◆ EXERCISE MATERIALS:

——

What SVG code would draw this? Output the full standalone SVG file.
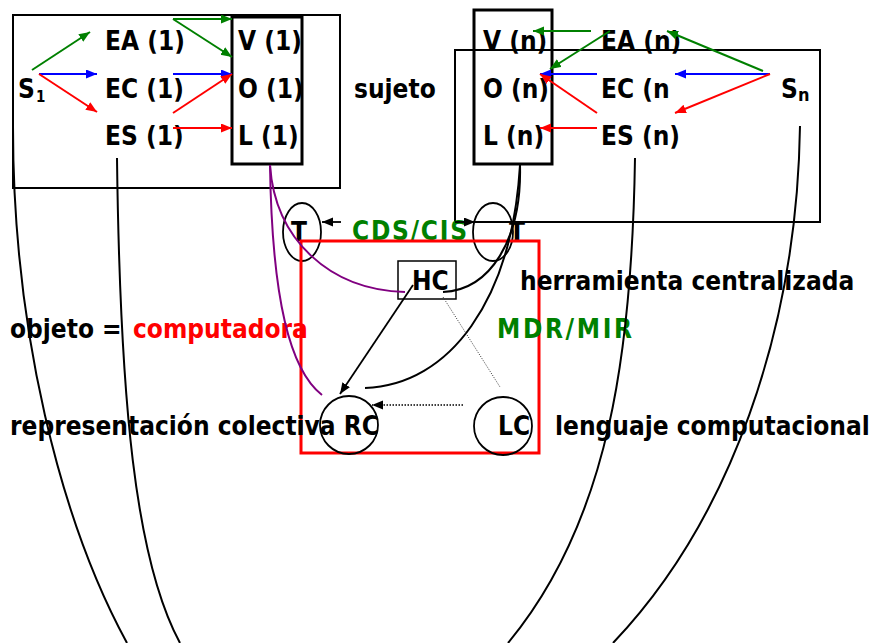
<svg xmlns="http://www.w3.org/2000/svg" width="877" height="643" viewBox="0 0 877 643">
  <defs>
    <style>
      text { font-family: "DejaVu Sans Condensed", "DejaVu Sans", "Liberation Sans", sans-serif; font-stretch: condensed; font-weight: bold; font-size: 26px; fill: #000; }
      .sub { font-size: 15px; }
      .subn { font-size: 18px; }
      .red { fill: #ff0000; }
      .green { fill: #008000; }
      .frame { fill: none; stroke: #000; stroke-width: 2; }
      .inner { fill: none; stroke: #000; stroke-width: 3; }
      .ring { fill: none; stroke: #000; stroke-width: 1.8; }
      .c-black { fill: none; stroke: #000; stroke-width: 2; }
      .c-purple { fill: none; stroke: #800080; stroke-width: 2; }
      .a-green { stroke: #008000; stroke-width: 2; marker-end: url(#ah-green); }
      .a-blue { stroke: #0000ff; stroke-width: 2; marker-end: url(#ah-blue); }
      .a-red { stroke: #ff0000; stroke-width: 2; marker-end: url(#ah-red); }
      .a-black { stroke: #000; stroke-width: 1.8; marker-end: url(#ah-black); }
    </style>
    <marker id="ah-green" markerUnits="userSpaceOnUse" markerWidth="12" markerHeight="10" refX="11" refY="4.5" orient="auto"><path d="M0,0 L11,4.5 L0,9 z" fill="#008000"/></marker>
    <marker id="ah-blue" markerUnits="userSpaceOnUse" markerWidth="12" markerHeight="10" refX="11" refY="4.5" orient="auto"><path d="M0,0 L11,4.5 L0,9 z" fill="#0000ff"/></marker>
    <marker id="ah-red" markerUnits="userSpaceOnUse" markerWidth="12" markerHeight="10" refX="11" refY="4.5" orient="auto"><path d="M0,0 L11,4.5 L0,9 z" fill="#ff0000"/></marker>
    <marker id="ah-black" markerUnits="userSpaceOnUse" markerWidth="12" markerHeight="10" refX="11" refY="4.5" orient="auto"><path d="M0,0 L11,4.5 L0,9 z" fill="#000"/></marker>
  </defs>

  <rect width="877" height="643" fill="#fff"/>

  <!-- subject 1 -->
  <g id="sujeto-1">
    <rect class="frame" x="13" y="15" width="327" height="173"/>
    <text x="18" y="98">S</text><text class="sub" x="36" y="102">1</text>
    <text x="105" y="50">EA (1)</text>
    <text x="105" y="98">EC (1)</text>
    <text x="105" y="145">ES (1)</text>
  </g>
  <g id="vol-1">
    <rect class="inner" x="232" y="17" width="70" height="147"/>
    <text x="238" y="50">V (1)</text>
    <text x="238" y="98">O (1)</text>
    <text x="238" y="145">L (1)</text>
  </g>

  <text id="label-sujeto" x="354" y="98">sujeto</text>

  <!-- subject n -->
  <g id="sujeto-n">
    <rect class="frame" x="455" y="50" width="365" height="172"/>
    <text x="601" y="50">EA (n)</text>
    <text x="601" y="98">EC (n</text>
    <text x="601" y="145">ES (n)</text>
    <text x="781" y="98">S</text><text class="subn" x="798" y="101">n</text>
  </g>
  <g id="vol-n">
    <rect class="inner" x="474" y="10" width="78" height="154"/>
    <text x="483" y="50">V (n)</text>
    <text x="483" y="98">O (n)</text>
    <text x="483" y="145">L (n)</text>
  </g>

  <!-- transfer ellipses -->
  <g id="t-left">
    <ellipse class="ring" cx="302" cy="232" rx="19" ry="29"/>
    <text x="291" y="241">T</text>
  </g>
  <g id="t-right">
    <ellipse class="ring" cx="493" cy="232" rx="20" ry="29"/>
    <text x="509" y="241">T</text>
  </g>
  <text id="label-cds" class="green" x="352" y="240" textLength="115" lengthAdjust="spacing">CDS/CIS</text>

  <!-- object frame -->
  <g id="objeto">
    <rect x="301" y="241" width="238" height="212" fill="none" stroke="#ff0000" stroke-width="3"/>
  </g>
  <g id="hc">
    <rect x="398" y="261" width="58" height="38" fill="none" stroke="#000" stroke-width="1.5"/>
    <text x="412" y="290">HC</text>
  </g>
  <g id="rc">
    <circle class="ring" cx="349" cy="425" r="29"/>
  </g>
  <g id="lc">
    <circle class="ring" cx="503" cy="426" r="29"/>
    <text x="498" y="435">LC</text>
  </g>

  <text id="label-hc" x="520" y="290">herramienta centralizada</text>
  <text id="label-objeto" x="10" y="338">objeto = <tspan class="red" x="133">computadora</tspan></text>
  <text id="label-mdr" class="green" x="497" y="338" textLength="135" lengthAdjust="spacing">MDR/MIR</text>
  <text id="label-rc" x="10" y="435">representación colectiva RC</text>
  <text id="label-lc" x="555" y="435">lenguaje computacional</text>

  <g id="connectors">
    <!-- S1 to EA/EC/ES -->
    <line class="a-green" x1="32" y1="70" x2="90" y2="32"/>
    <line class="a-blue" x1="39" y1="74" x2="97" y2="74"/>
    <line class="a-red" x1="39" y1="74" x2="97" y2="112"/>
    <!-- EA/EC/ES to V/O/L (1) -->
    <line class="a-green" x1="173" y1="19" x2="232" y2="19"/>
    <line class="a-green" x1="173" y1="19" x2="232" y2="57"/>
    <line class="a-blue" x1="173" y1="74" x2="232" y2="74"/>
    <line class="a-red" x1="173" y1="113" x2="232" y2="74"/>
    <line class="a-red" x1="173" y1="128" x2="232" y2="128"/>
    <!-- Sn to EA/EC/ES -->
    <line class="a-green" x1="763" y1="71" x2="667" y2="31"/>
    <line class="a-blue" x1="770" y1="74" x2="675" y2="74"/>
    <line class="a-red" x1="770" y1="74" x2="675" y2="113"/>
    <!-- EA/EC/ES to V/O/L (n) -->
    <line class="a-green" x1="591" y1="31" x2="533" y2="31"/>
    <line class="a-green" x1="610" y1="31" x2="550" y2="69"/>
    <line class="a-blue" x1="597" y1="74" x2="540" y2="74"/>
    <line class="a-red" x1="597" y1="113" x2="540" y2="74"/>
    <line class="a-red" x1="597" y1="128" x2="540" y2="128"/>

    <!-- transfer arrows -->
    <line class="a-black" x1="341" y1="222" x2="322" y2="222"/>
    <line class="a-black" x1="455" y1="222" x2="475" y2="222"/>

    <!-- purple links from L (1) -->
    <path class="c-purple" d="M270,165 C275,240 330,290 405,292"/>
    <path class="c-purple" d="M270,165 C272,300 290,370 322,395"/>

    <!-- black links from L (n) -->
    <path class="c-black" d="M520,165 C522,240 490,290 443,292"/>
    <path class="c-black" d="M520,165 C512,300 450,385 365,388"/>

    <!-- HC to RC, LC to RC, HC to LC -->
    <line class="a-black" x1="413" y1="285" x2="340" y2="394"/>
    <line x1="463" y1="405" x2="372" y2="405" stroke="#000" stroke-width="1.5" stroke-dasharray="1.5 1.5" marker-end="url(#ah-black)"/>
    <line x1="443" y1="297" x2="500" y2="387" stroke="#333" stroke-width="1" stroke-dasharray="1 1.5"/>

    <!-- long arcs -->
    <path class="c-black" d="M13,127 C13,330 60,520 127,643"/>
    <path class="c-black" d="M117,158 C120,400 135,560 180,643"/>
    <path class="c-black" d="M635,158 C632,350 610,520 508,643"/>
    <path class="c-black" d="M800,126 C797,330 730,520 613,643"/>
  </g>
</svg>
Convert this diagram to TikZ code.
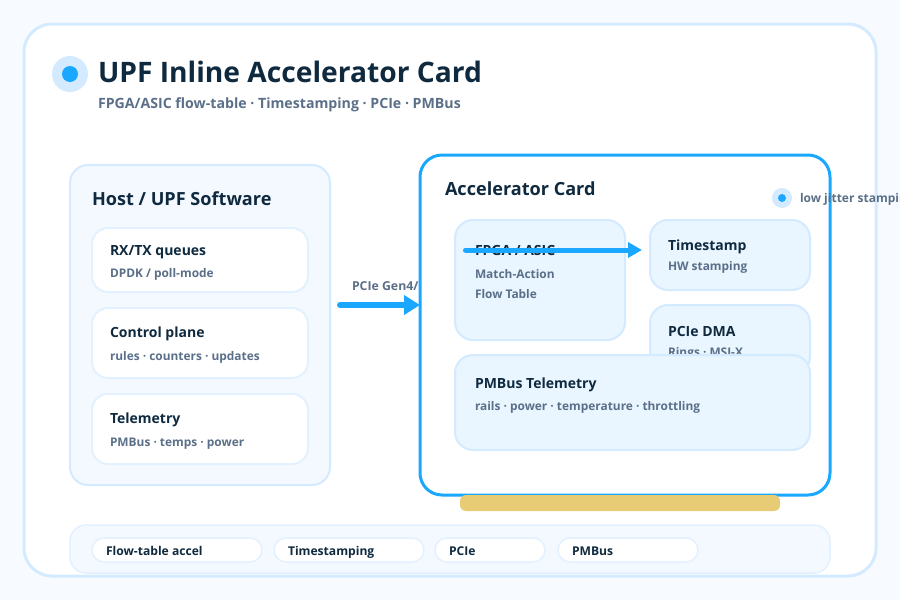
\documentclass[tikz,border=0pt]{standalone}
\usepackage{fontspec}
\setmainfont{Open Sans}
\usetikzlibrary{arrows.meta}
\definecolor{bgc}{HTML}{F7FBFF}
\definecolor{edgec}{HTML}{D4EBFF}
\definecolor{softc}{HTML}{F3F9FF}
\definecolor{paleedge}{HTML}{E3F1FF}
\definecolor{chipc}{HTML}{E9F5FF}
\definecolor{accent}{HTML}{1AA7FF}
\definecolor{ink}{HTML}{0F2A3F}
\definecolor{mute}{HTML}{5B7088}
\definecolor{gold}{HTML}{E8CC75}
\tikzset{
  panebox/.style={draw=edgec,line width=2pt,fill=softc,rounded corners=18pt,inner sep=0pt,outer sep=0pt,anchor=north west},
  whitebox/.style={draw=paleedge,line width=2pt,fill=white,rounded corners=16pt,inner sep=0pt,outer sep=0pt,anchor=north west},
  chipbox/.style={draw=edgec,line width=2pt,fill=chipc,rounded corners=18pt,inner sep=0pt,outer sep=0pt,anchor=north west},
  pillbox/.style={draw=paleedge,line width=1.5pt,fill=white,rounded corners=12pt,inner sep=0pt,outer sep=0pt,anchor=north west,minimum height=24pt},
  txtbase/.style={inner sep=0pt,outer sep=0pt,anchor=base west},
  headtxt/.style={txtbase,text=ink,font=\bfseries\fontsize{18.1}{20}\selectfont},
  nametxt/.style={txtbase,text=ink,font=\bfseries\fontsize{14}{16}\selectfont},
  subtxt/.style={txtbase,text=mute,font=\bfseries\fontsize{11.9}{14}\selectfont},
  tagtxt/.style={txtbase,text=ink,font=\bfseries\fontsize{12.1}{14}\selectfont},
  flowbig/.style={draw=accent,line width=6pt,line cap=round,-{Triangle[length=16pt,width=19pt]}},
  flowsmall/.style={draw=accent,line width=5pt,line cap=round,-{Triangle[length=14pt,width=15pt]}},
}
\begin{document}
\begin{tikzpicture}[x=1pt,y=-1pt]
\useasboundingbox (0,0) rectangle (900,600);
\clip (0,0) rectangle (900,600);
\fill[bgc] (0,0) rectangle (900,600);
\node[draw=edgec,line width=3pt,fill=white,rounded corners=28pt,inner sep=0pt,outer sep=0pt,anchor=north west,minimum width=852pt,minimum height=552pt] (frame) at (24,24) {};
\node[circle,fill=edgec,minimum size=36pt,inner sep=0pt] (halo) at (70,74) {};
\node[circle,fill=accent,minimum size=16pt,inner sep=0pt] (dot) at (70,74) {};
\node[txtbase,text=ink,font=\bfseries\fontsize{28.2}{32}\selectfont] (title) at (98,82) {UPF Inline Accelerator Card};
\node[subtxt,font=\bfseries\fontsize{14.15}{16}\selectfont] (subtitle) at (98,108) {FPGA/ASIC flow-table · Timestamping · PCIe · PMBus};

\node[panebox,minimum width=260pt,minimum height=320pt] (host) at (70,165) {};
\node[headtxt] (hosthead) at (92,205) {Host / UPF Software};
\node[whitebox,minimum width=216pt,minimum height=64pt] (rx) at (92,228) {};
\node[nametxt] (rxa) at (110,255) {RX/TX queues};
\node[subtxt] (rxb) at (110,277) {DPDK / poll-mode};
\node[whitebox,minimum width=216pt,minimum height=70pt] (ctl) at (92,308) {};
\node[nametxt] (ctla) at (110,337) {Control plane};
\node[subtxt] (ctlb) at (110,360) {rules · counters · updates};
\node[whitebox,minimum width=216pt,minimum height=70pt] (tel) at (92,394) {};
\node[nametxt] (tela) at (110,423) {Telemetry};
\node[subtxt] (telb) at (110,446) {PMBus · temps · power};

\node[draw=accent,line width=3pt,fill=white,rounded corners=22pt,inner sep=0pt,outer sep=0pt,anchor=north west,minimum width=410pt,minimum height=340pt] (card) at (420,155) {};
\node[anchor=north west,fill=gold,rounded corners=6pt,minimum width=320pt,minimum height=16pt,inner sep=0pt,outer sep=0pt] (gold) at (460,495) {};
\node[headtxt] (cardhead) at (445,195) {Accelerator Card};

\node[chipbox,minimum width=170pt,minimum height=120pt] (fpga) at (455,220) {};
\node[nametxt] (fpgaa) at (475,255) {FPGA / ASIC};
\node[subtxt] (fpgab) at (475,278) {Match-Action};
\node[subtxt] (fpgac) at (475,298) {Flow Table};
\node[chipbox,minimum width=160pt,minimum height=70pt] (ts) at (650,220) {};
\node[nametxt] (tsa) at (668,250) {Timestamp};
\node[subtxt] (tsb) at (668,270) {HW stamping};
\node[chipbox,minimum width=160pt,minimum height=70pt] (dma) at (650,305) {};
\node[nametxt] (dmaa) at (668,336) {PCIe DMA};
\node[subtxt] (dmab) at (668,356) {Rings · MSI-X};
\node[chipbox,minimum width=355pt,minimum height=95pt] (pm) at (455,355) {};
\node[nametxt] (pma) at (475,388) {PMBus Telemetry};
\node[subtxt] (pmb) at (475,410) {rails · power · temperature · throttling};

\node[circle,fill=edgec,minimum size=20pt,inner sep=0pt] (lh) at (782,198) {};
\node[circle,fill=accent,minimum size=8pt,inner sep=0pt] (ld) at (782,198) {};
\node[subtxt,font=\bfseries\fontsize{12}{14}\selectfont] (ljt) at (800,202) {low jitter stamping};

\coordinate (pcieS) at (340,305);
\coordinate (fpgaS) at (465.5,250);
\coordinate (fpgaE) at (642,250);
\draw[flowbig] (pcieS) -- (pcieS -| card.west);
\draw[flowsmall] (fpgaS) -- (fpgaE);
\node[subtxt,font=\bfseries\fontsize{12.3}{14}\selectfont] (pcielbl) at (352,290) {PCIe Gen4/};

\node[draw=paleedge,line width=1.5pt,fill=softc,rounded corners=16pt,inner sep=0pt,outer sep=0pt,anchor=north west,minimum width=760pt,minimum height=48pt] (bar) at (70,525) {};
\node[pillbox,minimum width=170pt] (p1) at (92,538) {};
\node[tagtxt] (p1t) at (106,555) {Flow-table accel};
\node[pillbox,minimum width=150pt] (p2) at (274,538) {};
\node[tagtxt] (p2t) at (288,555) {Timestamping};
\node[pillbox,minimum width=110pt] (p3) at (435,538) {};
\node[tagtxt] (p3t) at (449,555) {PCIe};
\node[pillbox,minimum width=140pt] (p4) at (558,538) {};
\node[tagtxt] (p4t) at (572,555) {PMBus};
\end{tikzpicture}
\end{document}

——

◆ REQUIRED WORK:
For each line in the data above that contains the string "standalone", extract the line.

◆ OUTPUT BELOW:
What SVG code would draw this? Output the full standalone SVG file.
\documentclass[tikz,border=0pt]{standalone}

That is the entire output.